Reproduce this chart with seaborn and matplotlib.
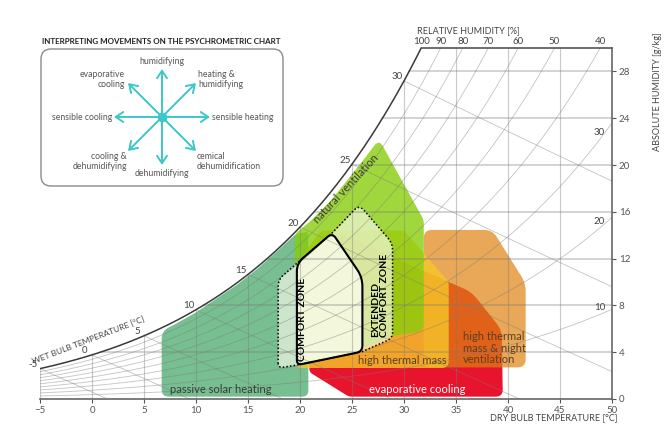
import numpy as np
import pandas as pd
import matplotlib
matplotlib.use("Agg")
import matplotlib.pyplot as plt
import seaborn as sns
from matplotlib.path import Path
from matplotlib.patches import PathPatch, FancyBboxPatch

# --- chart data -------------------------------------------------------------
dry_bulb_ticks = [-5, 0, 5, 10, 15, 20, 25, 30, 35, 40, 45, 50]
abs_hum_ticks = [0, 4, 8, 12, 16, 20, 24, 28]
rh_levels = [10, 20, 30, 40, 50, 60, 70, 80, 90]
top_rh_labels = [100, 90, 80, 70, 60, 50, 40]
side_rh_labels = [30, 20, 10]
wet_bulb_levels = [-5, 0, 5, 10, 15, 20, 25, 30]

# zones: dry bulb [°C] / absolute humidity [g/kg]
passive_T = [6.7, 20.8, 20.8, 19.6, 18.0, 16.0, 14.0, 12.0, 10.0, 8.0, 6.7]
passive_w = [0.2, 0.2, 14.3, 14.1, 12.8, 11.2, 9.8, 8.6, 7.4, 6.4, 5.8]
evap_T = [24.0, 34.3, 36.5, 39.4, 39.5, 24.7, 20.9, 20.9]
evap_w = [14.1, 10.0, 9.15, 5.9, 0.2, 0.2, 2.3, 10.5]
night_T = [31.9, 41.7, 41.7, 38.5, 31.9]
night_w = [2.7, 2.7, 9.9, 14.45, 14.45]
thermal_T = [19.7, 34.3, 34.3, 30.0, 22.0, 19.7]
thermal_w = [2.65, 2.65, 10.0, 14.4, 14.4, 11.6]
vent_T = [19.8, 25.6, 28.9, 31.9, 31.9, 27.6, 26.5, 25.0, 23.0, 21.0, 19.5, 19.5, 19.8]
vent_w = [3.0, 4.2, 5.4, 5.8, 15.3, 22.2, 20.9, 19.2, 17.0, 15.2, 14.1, 11.6, 11.4]
ext_T = [17.9, 19.7, 26.0, 28.9, 28.9, 25.7, 23.1, 19.7, 17.9]
ext_w = [2.65, 2.9, 4.05, 5.2, 13.3, 16.6, 14.2, 11.6, 10.2]
comfort_T = [19.7, 26.0, 26.0, 23.1, 19.7]
comfort_w = [2.9, 4.05, 10.4, 14.2, 11.6]

move_labels = ["humidifying", "heating &\nhumidifying", "sensible heating",
               "cemical\ndehumidification", "dehumidifying",
               "cooling &\ndehumidifying", "sensible cooling", "evaporative\ncooling"]
move_angles = [90, 45, 0, -45, -90, -135, 180, 135]

# --- psychrometrics ---------------------------------------------------------
P_ATM = 101.325


def p_sat(t):
    return 0.61078 * np.exp(17.27 * t / (t + 237.3))


def hum_ratio(t, rh):
    pv = rh * p_sat(t)
    return 622.0 * pv / (P_ATM - pv)


def wet_bulb_w(t, twb):
    ws = hum_ratio(twb, 1.0) / 1000.0
    return 1000.0 * ((2501 - 2.326 * twb) * ws - 1.006 * (t - twb)) / (2501 + 1.86 * t - 4.186 * twb)


T_GRID = np.linspace(-5, 50, 600)


def t_at_w(w, rh):
    return np.interp(w, hum_ratio(T_GRID, rh), T_GRID)


# --- figure -----------------------------------------------------------------
sns.set_theme(style="white")
plt.rcParams["font.family"] = ["Lato", "DejaVu Sans"]

W, H = 670, 447
fig = plt.figure(figsize=(W / 100, H / 100), dpi=100)
ax = fig.add_axes([40 / W, 48 / H, 572 / W, 351 / H])
ax.set_xlim(-5, 50)
ax.set_ylim(0, 30)
SX, SY = 572 / 55, 351 / 30


def round_poly(ts, ws, radius):
    pts = np.column_stack([np.asarray(ts) * SX, np.asarray(ws) * SY])
    n = len(pts)
    rads = np.broadcast_to(np.asarray(radius, float), (n,))
    verts, codes = [], []
    for i in range(n):
        p0, p1, p2 = pts[i - 1], pts[i], pts[(i + 1) % n]
        d1, d2 = p0 - p1, p2 - p1
        l1, l2 = np.hypot(*d1), np.hypot(*d2)
        r = min(rads[i], l1 / 2, l2 / 2)
        verts += [p1 + d1 / l1 * r, p1, p1 + d2 / l2 * r]
        codes += [Path.MOVETO if i == 0 else Path.LINETO, Path.CURVE3, Path.CURVE3]
    verts.append(verts[0])
    codes.append(Path.CLOSEPOLY)
    return Path(np.array(verts) / [SX, SY], codes)


def zone(ts, ws, radius, z, **kw):
    ax.add_patch(PathPatch(round_poly(ts, ws, radius), zorder=z, **kw))


zone(passive_T, passive_w, [7, 6, 2, 2, 2, 2, 2, 2, 2, 2, 8], 1.0, fc="#5fb47d", ec="none", alpha=0.85)
zone(evap_T, evap_w, [2, 3, 9, 8, 7, 3, 3, 3], 1.1, fc="#e8142d", ec="none")
zone(night_T, night_w, 8, 1.2, fc="#e08310", ec="none", alpha=0.7)
zone(thermal_T, thermal_w, [3, 7, 3, 3, 3, 3], 1.3, fc="#f5c62a", ec="none", alpha=0.81)
zone(vent_T, vent_w, [3, 3, 3, 7, 3, 8, 3, 3, 3, 3, 4, 3, 3], 1.4, fc="#88cd0b", ec="none", alpha=0.8)
zone(ext_T, ext_w, [5, 0, 0, 6, 7, 7, 0, 0, 7], 1.5, fc="#fafaeb", ec="none", alpha=0.65)
zone(comfort_T, comfort_w, [5, 6, 9, 6, 8], 1.6, fc="#f8fae6", ec="none", alpha=0.85)

# --- grid lines -------------------------------------------------------------
grid_c = "#7a7a7a"
rows = []
for t in dry_bulb_ticks[:-1]:
    top = min(hum_ratio(t, 1.0), 30)
    rows += [("v%s" % t, t, 0.0), ("v%s" % t, t, top)]
vert_df = pd.DataFrame(rows, columns=["line", "T", "w"])
sns.lineplot(data=vert_df, x="T", y="w", units="line", estimator=None, sort=False,
             color=grid_c, alpha=0.4, lw=0.8, ax=ax, zorder=2)

rows = []
for w in abs_hum_ticks[1:]:
    rows += [("h%s" % w, t_at_w(w, 1.0), w), ("h%s" % w, 50, w)]
hor_df = pd.DataFrame(rows, columns=["line", "T", "w"])
sns.lineplot(data=hor_df, x="T", y="w", units="line", estimator=None, sort=False,
             color=grid_c, alpha=0.35, lw=1.3, ax=ax, zorder=2)

rh_df = pd.concat([pd.DataFrame({"rh": r, "T": T_GRID, "w": hum_ratio(T_GRID, r / 100)})
                   for r in rh_levels])
rh_df = rh_df[rh_df["w"] < 34]
sns.lineplot(data=rh_df, x="T", y="w", units="rh", estimator=None,
             color=grid_c, alpha=0.45, lw=0.6, ax=ax, zorder=2)

wb_parts = []
for twb in wet_bulb_levels:
    tt = np.linspace(twb, 50, 200)
    wb_parts.append(pd.DataFrame({"wb": twb, "T": tt, "w": wet_bulb_w(tt, twb)}))
wb_df = pd.concat(wb_parts)
wb_df = wb_df[wb_df["w"] > -2]
sns.lineplot(data=wb_df, x="T", y="w", units="wb", estimator=None,
             color=grid_c, alpha=0.45, lw=0.6, ax=ax, zorder=2)

sat_df = pd.DataFrame({"T": T_GRID, "w": hum_ratio(T_GRID, 1.0)})
sns.lineplot(data=sat_df, x="T", y="w", color="#3a3a3a", lw=1.1, ax=ax, zorder=4)
ax.plot([t_at_w(30, 1.0), 50], [30, 30], color="#555555", lw=1.2, clip_on=False, zorder=4)

# zone outlines
ax.add_patch(PathPatch(round_poly(ext_T, ext_w, [5, 0, 0, 6, 7, 7, 0, 0, 7]), fc="none",
                       ec="black", lw=1.1, ls=(0, (1, 1.4)), zorder=4.5))
ax.add_patch(PathPatch(round_poly(comfort_T, comfort_w, [5, 6, 9, 6, 8]), fc="none",
                       ec="black", lw=1.5, zorder=4.6))

# axes styling
ax.set_xlabel("")
ax.set_ylabel("")
for side in ["left", "top"]:
    ax.spines[side].set_visible(False)
for side in ["right", "bottom"]:
    ax.spines[side].set_color("#666666")
    ax.spines[side].set_linewidth(1.2)
ax.set_xticks(dry_bulb_ticks)
ax.set_yticks(abs_hum_ticks)
ax.yaxis.tick_right()
ax.tick_params(axis="both", labelsize=7, colors="#555555", length=3, width=0.8, pad=2,
               bottom=True, right=True)

# --- chart texts ------------------------------------------------------------
txt = "#444444"
for t in wet_bulb_levels:
    ax.annotate(str(t), (t, hum_ratio(t, 1.0)), xytext=(-7, 4), textcoords="offset pixels",
                ha="center", va="center", fontsize=7, color=txt, zorder=6)
for r in top_rh_labels:
    ax.annotate(str(r), (t_at_w(30, r / 100), 30), xytext=(0, 7), textcoords="offset pixels",
                ha="center", va="center", fontsize=7, color=txt, annotation_clip=False)
for r in side_rh_labels:
    ax.annotate(str(r), (48.8, hum_ratio(48.8, r / 100)), xytext=(0, 7), textcoords="offset pixels",
                ha="center", va="center", fontsize=7, color=txt, zorder=6)

ax.text(-0.3, 5.05, "WET BULB TEMPERATURE [°C]", rotation=21, rotation_mode="anchor",
        ha="center", va="center", fontsize=6, color=txt)
fig.text(417 / W, 1 - 31 / H, "RELATIVE HUMIDITY [%]", ha="left", va="center", fontsize=6.5, color=txt)
fig.text(617 / W, 1 - 418 / H, "DRY BULB TEMPERATURE [°C]", ha="right", va="center", fontsize=6.5, color=txt)
fig.text(657 / W, 1 - 92 / H, "ABSOLUTE HUMIDITY [g/kg]", rotation=90, ha="center", va="center",
         fontsize=6.5, color=txt)

lab = "#3a3a3a"
ax.text(7.5, 0.85, "passive solar heating", ha="left", va="center", fontsize=8, color=lab, zorder=6)
ax.text(31.3, 0.85, "evaporative cooling", ha="center", va="center", fontsize=8, color="white", zorder=6)
ax.text(29.8, 3.3, "high thermal mass", ha="center", va="center", fontsize=8, color="#5a3f22", zorder=6)
ax.text(35.7, 4.35, "high thermal\nmass & night\nventilation", ha="left", va="center", fontsize=8,
        color="#5a3f22", linespacing=1.05, zorder=6)
ax.text(24.4, 18.0, "natural ventilation", rotation=47, rotation_mode="anchor", ha="center",
        va="center", fontsize=8, color=lab, zorder=6)
ax.text(20.2, 6.8, "COMFORT ZONE", rotation=90, ha="center", va="center", fontsize=7.5,
        fontweight="bold", color="black", zorder=6)
ax.text(27.7, 5.3, "EXTENDED\nCOMFORT ZONE", rotation=90, ha="center", va="bottom", fontsize=7.5,
        fontweight="bold", color="black", multialignment="left", linespacing=1.05, zorder=6)

# --- inset: movements on the chart -----------------------------------------
ins = fig.add_axes([0, 0, 1, 1], zorder=10)
ins.set_xlim(0, W)
ins.set_ylim(H, 0)
ins.axis("off")
ins.patch.set_visible(False)
ins.add_patch(FancyBboxPatch((41, 49), 242, 137, boxstyle="round,pad=0,rounding_size=10",
                             ec="#8a8a8a", fc="white", lw=1.0))
ins.text(161, 42, "INTERPRETING MOVEMENTS ON THE PSYCHROMETRIC CHART", ha="center", va="center",
         fontsize=5.8, fontweight="bold", color="#222222")

cyan = "#3cc8c8"
cx, cy, L = 162, 117, 48
label_layout = [((0, -3), "center", "bottom"), ((2, -4), "left", "center"), ((2, 0), "left", "center"),
                ((1, 11), "left", "center"), ((0, 4), "center", "top"), ((-1, 11), "right", "center"),
                ((-2, 0), "right", "center"), ((-3, -4), "right", "center")]
for name, ang, ((dx, dy), ha, va) in zip(move_labels, move_angles, label_layout):
    a = np.radians(ang)
    ex, ey = cx + L * np.cos(a), cy - L * np.sin(a)
    ins.annotate("", xy=(ex, ey), xytext=(cx, cy),
                 arrowprops=dict(arrowstyle="->,head_length=0.45,head_width=0.3", color=cyan,
                                 lw=1.4, shrinkA=0, shrinkB=0))
    ins.text(ex + dx, ey + dy, name, ha=ha, va=va, fontsize=6.2, color="#555555",
             multialignment=ha if ha != "center" else "center", linespacing=1.15)
ins.plot([cx], [cy], marker="o", ms=6, color=cyan)

fig.savefig("out.png", dpi=100)
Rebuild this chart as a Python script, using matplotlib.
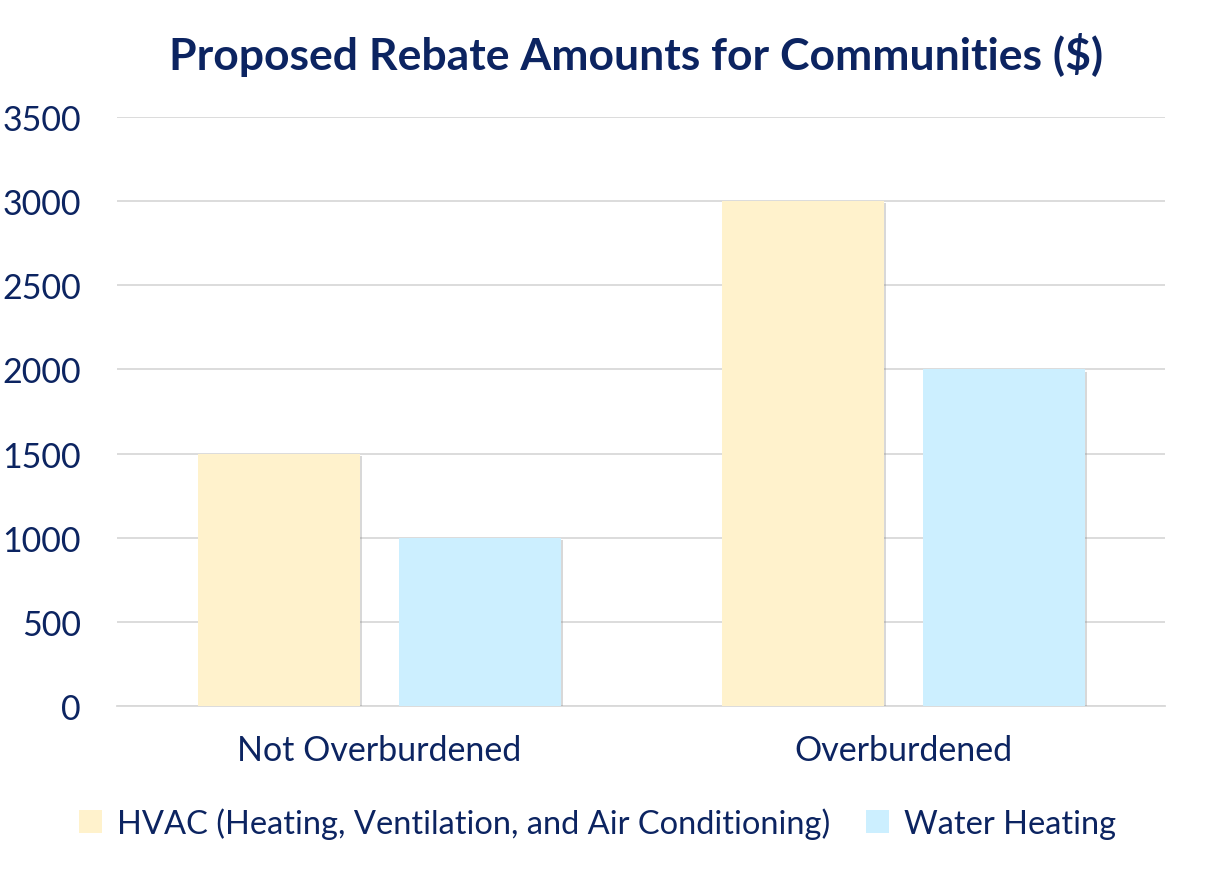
import matplotlib
matplotlib.use("Agg")
from matplotlib import pyplot as plt
from matplotlib import patheffects as pe
import numpy as np

categories = ["Not Overburdened", "Overburdened"]
hvac = [1500, 3000]
water = [1000, 2000]
series_labels = ["HVAC (Heating, Ventilation, and Air Conditioning)", "Water Heating"]
yticks = [0, 500, 1000, 1500, 2000, 2500, 3000, 3500]

navy = "#0c2461"
plt.rcParams["font.family"] = ["Lato", "DejaVu Sans"]

fig = plt.figure(figsize=(12.27, 8.7), dpi=100)
ax = fig.add_axes([117 / 1227, 1 - 707 / 870, (1165 - 117) / 1227, (707 - 118) / 870])

x = np.arange(len(categories))
w = 0.309
b1 = ax.bar(x - 0.19, hvac, w, color="#fff2cc", label=series_labels[0], zorder=3)
b2 = ax.bar(x + 0.192, water, w, color="#ccefff", label=series_labels[1], zorder=3)

ax.set_xlim(-0.5, 1.5)
ax.set_ylim(0, 3500)
ax.set_yticks(yticks)
ax.set_xticks(x)
ax.set_xticklabels(categories)
ax.grid(axis="y", color="#d9d9d9", linewidth=1.3, zorder=0)
for s in ["top", "right", "left"]:
    ax.spines[s].set_visible(False)
ax.spines["bottom"].set_color("#d9d9d9")
ax.spines["bottom"].set_linewidth(1.3)
ax.tick_params(axis="both", length=0, labelsize=24.5, labelcolor=navy)
ax.tick_params(axis="y", pad=26)
ax.tick_params(axis="x", pad=20)

fig.text(0.518, 1 - 55 / 870, "Proposed Rebate Amounts for Communities ($)", ha="center", va="center",
         fontsize=32, fontweight="bold", color=navy)

fig.legend(loc="center", bbox_to_anchor=(0.487, 1 - 824 / 870), ncol=2, frameon=False,
           fontsize=23.5, labelcolor=navy, handlelength=0.7, handleheight=0.7, handletextpad=0.45,
           columnspacing=1.1)

# soft shadow on bars only (applied after the legend so the legend keys stay flat)
shadow = [pe.SimplePatchShadow(offset=(1.5, -1.5), shadow_rgbFace="#808080", alpha=0.3), pe.Normal()]
for b in list(b1) + list(b2):
    b.set_path_effects(shadow)

fig.savefig("out.png", dpi=100)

WHAT YOU ARE ASKED TO DO:
Please give again the entries word for word, starting at the first line and ending with the line that contains "wet_bulb_levels = [-5, 0, 5, 10, 15, 20, 25, 30]"; include both of those lines but none of the pictures.

RESPONSE TO THIS EXERCISE:
Reproduce this chart with seaborn and matplotlib.
import numpy as np
import pandas as pd
import matplotlib
matplotlib.use("Agg")
import matplotlib.pyplot as plt
import seaborn as sns
from matplotlib.path import Path
from matplotlib.patches import PathPatch, FancyBboxPatch

# --- chart data -------------------------------------------------------------
dry_bulb_ticks = [-5, 0, 5, 10, 15, 20, 25, 30, 35, 40, 45, 50]
abs_hum_ticks = [0, 4, 8, 12, 16, 20, 24, 28]
rh_levels = [10, 20, 30, 40, 50, 60, 70, 80, 90]
top_rh_labels = [100, 90, 80, 70, 60, 50, 40]
side_rh_labels = [30, 20, 10]
wet_bulb_levels = [-5, 0, 5, 10, 15, 20, 25, 30]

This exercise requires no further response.